Scott McCloud est un auteur dont les oeuvres me sont relativement étrangères : le connaissant en majeure partie pour sa contribution théorique et conceptuelle dédiée à la bande-dessinée, entreprise à laquelle il s'était essayé dans L'Art Invisible, Le Sculpteur fut donc ma première introduction au style McCloud. Bien que le titre comporte certains écueils, ce dernier n'en demeure pas moins un récit efficace qui se donne les mesures de sa fin.
On pourrait aisément reprocher à cette bande-dessinée de sombrer dans un pathos facile, dont les procédés scénaristiques inhérents au style sont employés et ré-employés jusqu'à usure et auto-destruction depuis l'émergence littéraire. Chaque page est une nouvelle occasion pour McCloud de crever davantage le coeur déjà flétri et fragile du lecteur, conditionné dès les premières pages à l'empathie pour David Smith, loser invétéré, artiste écorché vif qui ne cherche à briller que par et pour son art : A bas l'argent, la mode, tous pourris, une phrase qui aurait pu être soit prononcée par un communiste aigri, un indéboulonnable abstentionniste ou tout simplement par notre protagoniste principal. Il va sans dire que le premier contact relève du cocasse, voire du burlesque. La critique de la méthode scénaristique ne m'empêche pas pour autant de ne pas avoir été ému durant cette lecture : comme le dit souvent un ami, plus c'est méchant et gratuit, plus c'est drôle : rire aux larmes d'une personne un peu enrobé ou d'un événement tragique, ne nous prive pas a posteriori et avec un certain recul, de se dire que "c'était peut-être un peu salaud". Même logique pour Le Sculpteur : c'est émouvant, mais c'est très facile.
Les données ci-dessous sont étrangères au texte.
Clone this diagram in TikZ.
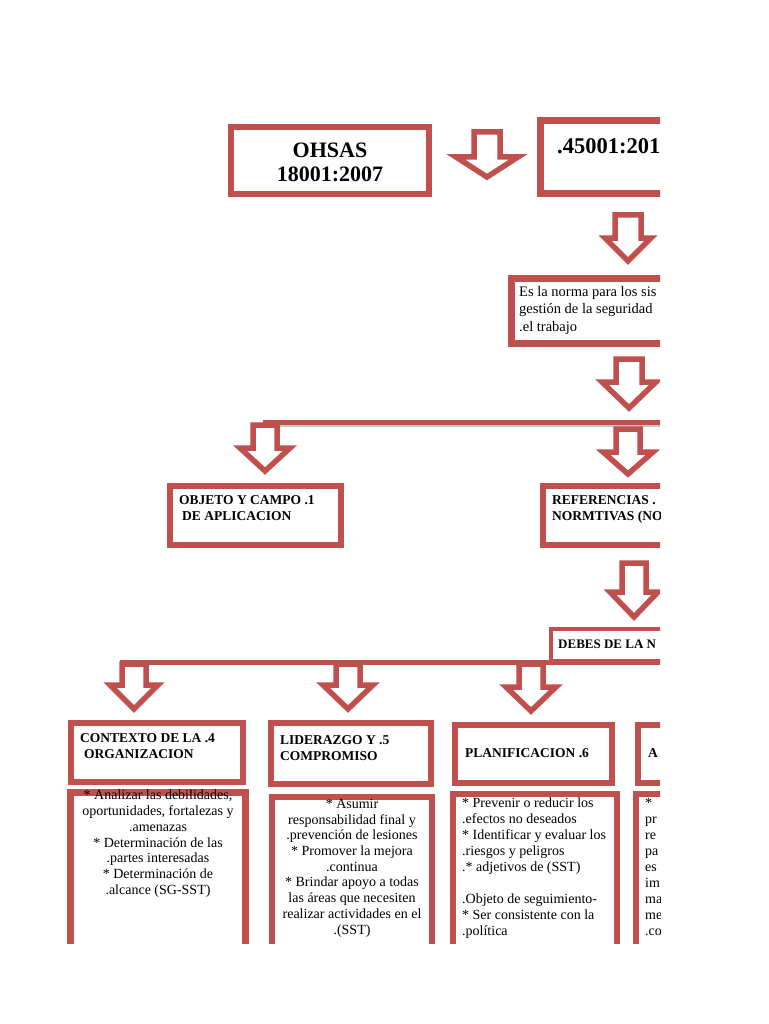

Il serait cependant malhonnête d'omettre que ce pré-bilan ne fasse partie du rouage scriptique ébauché par McCloud, qui au travers d'une relecture atypique du Faust de Goethe, dessine une philosophie de vie qui trouve source auto-biographique. C'est là l'intérêt de cette bande-dessinée, plus que l'intrigue qu'elle propose : la confrontation de l'homme à sa finalité ; le choix d'un tel fil conducteur n'est pas le plus avisé, du fait peut-être de l'inconstance de la question ou certainement de sa récurrence dans l'art en général : se démarquer et construire une oeuvre ne serait-est ce que singulière est une tâche ardue. Le Sculpteur n'est certainement pas sculptée dans le bois de la singularité, mais elle n'est cependant pas faite du marbre de l'inachèvement.